Mr. Cho, 42, is the son of Cho Dong-hwa, the 81-year old publisher of a Korean traditional dance magazine that was founded in 1976. The two generations have fathered two nonprofit cultural journals. “Although we’re not running a lucrative business that makes profit, my father, who first established the culture magazine, is my mentor for life,” Mr. Cho said.
Seoul Scope provides information on the city’s life and events. The English edition of the journal, published since 1994, has been lauded by foreign tourists and residents alike. It is one of the few magazines to receive funding from the city.
So what inspired Mr. Cho to found the publication in the first place?
“During my visit to Paris in the early 1990s, I was impressed by the city’s comprehensive culture magazine, Paris Scope. I wanted to create something for Seoul that is the equivalent of America’s New Yorker, Britain’s Time Out and Japan’s Bbia,” he said.

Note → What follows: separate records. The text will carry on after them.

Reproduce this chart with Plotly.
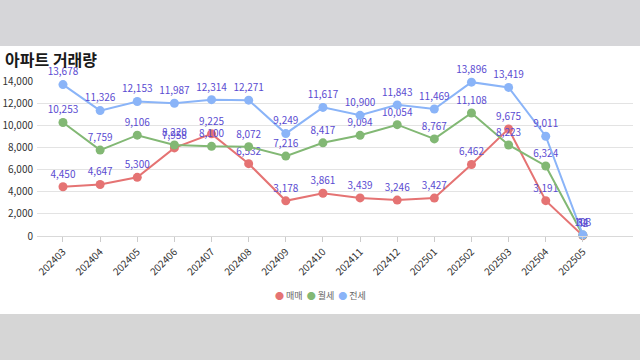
import plotly.graph_objects as go

months = ["202403", "202404", "202405", "202406", "202407", "202408", "202409",
          "202410", "202411", "202412", "202501", "202502", "202503", "202504", "202505"]
maemae = [4450, 4647, 5300, 7958, 9225, 6532, 3178, 3861, 3439, 3246, 3427, 6462, 9675, 3191, 32]
wolse = [10253, 7759, 9106, 8220, 8100, 8072, 7216, 8417, 9094, 10054, 8767, 11108, 8223, 6324, 84]
jeonse = [13678, 11326, 12153, 11987, 12314, 12271, 9249, 11617, 10900, 11843, 11469, 13896, 13419, 9011, 103]

series = [("매매", maemae, "#e57373"), ("월세", wolse, "#82b874"), ("전세", jeonse, "#8ab4f8")]
label_color = "#5a4bd1"
font_family = "Noto Sans CJK KR, Noto Sans, sans-serif"

fig = go.Figure()
for name, vals, color in series:
    fig.add_trace(go.Scatter(
        x=months, y=vals, name=name, mode="lines+markers+text",
        line=dict(color=color, width=2),
        marker=dict(color=color, size=9),
        text=[f"{v:,}" for v in vals], textposition="top center",
        textfont=dict(color=label_color, size=10, family=font_family),
        showlegend=False, cliponaxis=False,
    ))

# compact legend drawn as one text line
legend_html = "&nbsp;&nbsp;".join(
    f"<span style='color:{color}'>●</span> {name}" for name, _, color in series)
fig.add_annotation(text=legend_html, xref="paper", yref="paper",
                   x=(320 - 37) / 596, y=(236 - 295) / 155, xanchor="center", yanchor="middle",
                   showarrow=False, font=dict(size=9, color="#666666", family=font_family))

# gray blurred-looking bands above and below the white card
fig.add_shape(type="rect", xref="paper", yref="paper", x0=-0.2, x1=1.2,
              y0=(236 - 46) / 155, y1=2.0, fillcolor="#d6d6d9", line_width=0, layer="below")
fig.add_shape(type="rect", xref="paper", yref="paper", x0=-0.2, x1=1.2,
              y0=-1.0, y1=(236 - 314) / 155, fillcolor="#d6d6d6", line_width=0, layer="below")

fig.update_layout(
    width=640, height=360,
    margin=dict(l=37, r=7, t=81, b=124),
    paper_bgcolor="white", plot_bgcolor="white",
    font=dict(family=font_family, color="#333333"),
    title=dict(text="아파트 거래량", x=0.008, xref="container", xanchor="left",
               y=1 - 60 / 360, yref="container", yanchor="middle",
               font=dict(size=16, color="#1a1a1a", family=font_family, weight="bold")),
    showlegend=False,
)
fig.update_xaxes(
    type="category", range=[-0.7, 15.35], tickangle=-45, automargin=False,
    tickfont=dict(size=10, color="#333333"),
    ticks="outside", ticklen=5, tickcolor="#cccccc",
    showgrid=False, showline=True, linecolor="#d9d9d9", linewidth=1,
)
fig.update_yaxes(
    range=[0, 14000], dtick=2000, tickformat=",", automargin=False,
    tickfont=dict(size=10, color="#333333"),
    showgrid=True, gridcolor="#e3e3e3", gridwidth=1,
    zeroline=True, zerolinecolor="#d9d9d9", ticks="", ticklabelstandoff=3,
)

fig.write_html("out.html", config={"displayModeBar": False},
               post_script="document.body.style.margin='0';")
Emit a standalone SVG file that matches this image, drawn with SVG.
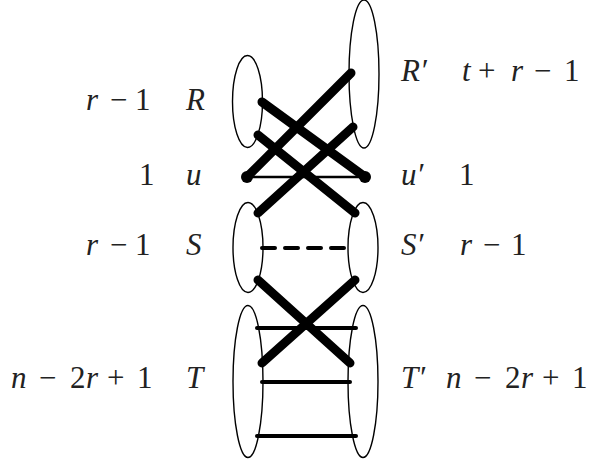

The past 10 years haven’t always been smooth for the publication. The market for the lifestyle and culture genre is nowhere near as big as that for women’s interests or even the automobile, fishing or stereo magazines that attract specific reader niches. This helps to explain why there were no more than four people on the publication staff at the outset.
Seoul Scope has since grown, and at one time served as the primary representative of Korea overseas, as selected by the Korea National Tourism Organization. “Seoul Scope has our generation’s cultural history melted inside it,” Mr. Cho says. “I look forward to its being the critical factor in driving Korea to become a more culturally advanced nation.”